▶ [ENTRIES SUPPLIED]:
^^^^^^^^
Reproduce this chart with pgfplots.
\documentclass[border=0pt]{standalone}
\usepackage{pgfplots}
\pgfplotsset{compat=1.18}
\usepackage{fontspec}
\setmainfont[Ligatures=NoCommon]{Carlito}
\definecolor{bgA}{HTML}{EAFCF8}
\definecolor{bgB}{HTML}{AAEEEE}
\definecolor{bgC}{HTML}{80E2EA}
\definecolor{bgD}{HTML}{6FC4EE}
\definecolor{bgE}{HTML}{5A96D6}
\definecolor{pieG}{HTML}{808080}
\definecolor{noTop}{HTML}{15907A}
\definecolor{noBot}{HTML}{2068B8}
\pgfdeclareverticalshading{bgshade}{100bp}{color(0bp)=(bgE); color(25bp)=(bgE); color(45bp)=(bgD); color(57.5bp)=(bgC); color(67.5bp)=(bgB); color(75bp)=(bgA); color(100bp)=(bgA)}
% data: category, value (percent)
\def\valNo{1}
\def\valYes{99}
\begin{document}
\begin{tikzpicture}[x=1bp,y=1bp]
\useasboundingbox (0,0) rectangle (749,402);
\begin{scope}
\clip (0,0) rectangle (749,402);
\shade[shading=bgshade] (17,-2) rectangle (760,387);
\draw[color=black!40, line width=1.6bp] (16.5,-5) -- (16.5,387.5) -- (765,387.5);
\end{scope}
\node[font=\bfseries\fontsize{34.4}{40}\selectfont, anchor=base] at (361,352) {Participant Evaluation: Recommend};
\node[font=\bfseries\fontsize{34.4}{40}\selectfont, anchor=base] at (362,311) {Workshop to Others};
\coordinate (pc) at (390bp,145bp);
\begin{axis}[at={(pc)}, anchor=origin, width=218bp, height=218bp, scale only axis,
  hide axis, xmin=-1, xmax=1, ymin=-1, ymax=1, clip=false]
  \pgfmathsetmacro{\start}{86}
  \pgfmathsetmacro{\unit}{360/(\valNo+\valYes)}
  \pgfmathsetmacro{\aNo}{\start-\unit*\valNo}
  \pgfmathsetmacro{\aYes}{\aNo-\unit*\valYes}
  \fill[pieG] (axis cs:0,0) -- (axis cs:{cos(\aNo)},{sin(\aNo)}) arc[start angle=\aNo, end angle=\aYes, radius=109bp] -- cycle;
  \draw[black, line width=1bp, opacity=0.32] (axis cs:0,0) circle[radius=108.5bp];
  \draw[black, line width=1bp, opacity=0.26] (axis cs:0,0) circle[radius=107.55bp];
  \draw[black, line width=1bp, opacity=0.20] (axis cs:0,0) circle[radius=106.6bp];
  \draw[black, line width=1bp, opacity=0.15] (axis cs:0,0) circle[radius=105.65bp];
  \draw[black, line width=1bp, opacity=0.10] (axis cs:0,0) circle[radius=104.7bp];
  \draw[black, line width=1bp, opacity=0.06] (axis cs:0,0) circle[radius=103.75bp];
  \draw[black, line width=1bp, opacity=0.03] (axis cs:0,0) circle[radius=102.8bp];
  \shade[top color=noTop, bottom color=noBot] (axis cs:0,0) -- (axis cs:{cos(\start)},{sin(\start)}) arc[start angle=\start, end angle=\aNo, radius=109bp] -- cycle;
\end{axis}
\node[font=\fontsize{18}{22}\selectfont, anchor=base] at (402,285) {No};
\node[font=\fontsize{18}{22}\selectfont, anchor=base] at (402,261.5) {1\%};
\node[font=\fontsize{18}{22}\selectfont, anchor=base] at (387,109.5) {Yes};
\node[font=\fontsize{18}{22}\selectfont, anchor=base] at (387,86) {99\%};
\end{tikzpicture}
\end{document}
^^^^^^^^
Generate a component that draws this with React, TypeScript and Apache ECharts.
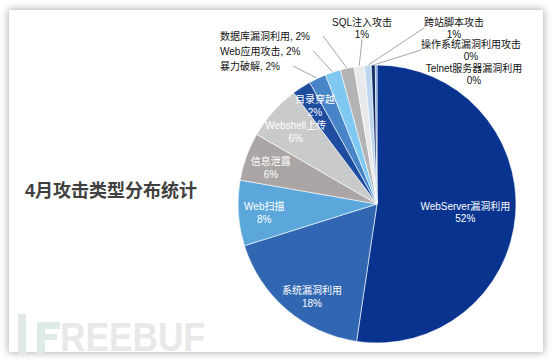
^^^^^^^^
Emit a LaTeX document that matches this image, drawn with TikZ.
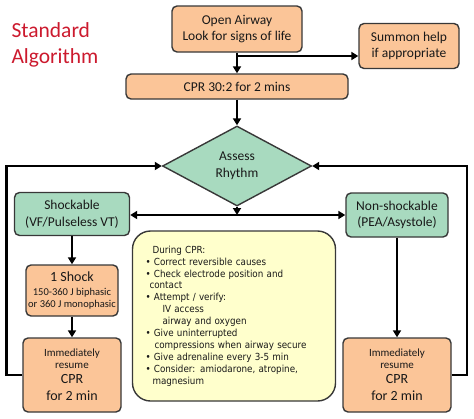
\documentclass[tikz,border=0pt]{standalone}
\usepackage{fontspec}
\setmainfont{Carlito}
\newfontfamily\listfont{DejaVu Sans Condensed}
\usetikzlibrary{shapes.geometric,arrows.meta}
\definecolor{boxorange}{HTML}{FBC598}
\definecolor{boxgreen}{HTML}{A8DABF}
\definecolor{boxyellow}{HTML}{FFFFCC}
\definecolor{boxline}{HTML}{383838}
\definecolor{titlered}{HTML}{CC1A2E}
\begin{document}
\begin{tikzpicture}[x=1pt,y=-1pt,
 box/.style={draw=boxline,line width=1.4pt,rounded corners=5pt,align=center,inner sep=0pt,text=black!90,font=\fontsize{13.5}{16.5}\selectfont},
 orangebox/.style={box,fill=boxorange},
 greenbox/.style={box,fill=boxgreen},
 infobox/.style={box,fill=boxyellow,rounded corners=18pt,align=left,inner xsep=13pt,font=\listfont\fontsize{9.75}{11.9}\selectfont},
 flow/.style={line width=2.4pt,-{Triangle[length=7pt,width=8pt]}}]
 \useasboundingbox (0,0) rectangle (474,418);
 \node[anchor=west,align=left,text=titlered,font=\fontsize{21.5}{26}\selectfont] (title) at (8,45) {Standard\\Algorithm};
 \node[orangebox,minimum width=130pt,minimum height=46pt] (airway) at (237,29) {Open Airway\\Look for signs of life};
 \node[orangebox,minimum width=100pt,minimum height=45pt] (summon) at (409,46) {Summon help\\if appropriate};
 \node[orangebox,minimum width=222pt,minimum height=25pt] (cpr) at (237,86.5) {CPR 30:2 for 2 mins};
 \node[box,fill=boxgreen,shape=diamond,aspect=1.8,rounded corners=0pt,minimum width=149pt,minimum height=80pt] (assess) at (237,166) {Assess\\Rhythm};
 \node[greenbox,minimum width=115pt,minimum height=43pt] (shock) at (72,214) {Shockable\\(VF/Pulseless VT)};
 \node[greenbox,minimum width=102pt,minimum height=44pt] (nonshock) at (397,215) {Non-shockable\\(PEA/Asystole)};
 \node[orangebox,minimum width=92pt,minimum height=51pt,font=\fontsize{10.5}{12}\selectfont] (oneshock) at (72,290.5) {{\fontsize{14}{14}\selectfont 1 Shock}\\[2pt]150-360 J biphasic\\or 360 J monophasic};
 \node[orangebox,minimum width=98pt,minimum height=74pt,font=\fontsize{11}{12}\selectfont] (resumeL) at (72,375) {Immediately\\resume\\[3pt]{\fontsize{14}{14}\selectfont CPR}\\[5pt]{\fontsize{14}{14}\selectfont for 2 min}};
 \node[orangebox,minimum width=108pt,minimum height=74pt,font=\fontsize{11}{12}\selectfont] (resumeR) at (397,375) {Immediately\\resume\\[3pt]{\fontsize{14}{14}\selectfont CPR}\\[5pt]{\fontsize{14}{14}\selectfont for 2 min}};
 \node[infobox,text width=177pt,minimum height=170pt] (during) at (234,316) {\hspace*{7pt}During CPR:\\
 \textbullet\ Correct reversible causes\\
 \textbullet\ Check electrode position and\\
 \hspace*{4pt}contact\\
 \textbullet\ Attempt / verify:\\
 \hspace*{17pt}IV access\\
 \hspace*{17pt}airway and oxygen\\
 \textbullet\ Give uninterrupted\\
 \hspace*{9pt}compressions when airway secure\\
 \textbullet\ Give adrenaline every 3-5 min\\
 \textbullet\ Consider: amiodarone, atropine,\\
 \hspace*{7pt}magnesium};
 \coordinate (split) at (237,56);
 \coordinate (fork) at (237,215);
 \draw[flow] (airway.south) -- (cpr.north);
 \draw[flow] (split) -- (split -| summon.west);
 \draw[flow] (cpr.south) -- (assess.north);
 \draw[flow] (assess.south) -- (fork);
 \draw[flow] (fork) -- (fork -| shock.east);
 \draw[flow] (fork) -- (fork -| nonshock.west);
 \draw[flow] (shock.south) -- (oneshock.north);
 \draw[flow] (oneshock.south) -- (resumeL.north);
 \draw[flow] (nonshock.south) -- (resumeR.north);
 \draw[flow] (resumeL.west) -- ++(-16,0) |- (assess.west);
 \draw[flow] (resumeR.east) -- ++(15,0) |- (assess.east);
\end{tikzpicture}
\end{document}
^^^^^^^^
▶ [SET EXERCISE]: Which lines hold the word "with"? Copy all of them.

▶ [EXPECTED OUTPUT]:
Reproduce this chart with pgfplots.
Generate a component that draws this with React, TypeScript and Apache ECharts.
Emit a LaTeX document that matches this image, drawn with TikZ.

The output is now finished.